From the ‘Love-The-One-You’re-With’ file, The New York Times Book Review (12/3) takes on a bio of a complex writer with Benita Eisler’s Naked in the Marketplace: The Lives of George Sand. Aurore-Lucile-Amandine Dupin, who became Sand, wrote ’80 or so novels’ and left a reputation as a ‘cigar-smoking, man-eating, transvestite lesbian nymphomaniac.’ Actually she went to bed with more men than women, including Chopin, although actress Marie Dorval was a serious fling. Sand was, says the book, a person who was romantic with many, wrote much of a worthy nature and was thought of fondly by many prominent people, including her friend Gustave Flaubert.
Tidbit for moviegoers: The New York Times (12/1) says many of the pre-1934 flicks that the censor-driven Production Code was invented to ban are now being shown again and some are doozies. If you get a chance, check out Clara Bow (?!) in Call Her Savage (1932), in which she visits ‘… what may be the first gay bar shown in a mainstream American film and deal [s] with the advances of a particularly affectionate Great Dane.’

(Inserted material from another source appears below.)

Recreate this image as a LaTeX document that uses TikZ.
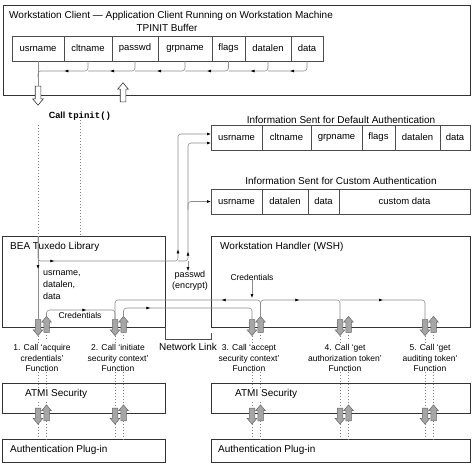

From the ‘Good-Idea-For-A-Fad’ file: The New York Times (12/3) reports on the growing flock of hets-against-marriage-unless-my-gay-and-lesbian-friends-can-marry-too. The Government Accountability Office says that marriage licences confer 1,138 federal rights on the new couple and these straight folks are willing to forgo them for the cause. Says Sarah Augusto of Davis, Calif., who calls Jon Bell her partner: ‘ [Because people assume she’s a lesbian] My partner is male…. We’re not getting married because it’s not a universal right, and I feel the word ‘boyfriend’ trivializes our relationship. It’s really been shocking to the people I tell that to. Probably as shocking as if I were a lesbian.’ Brad Pitt and Angelina Jolie are generally acknowledged for publicizing the idea.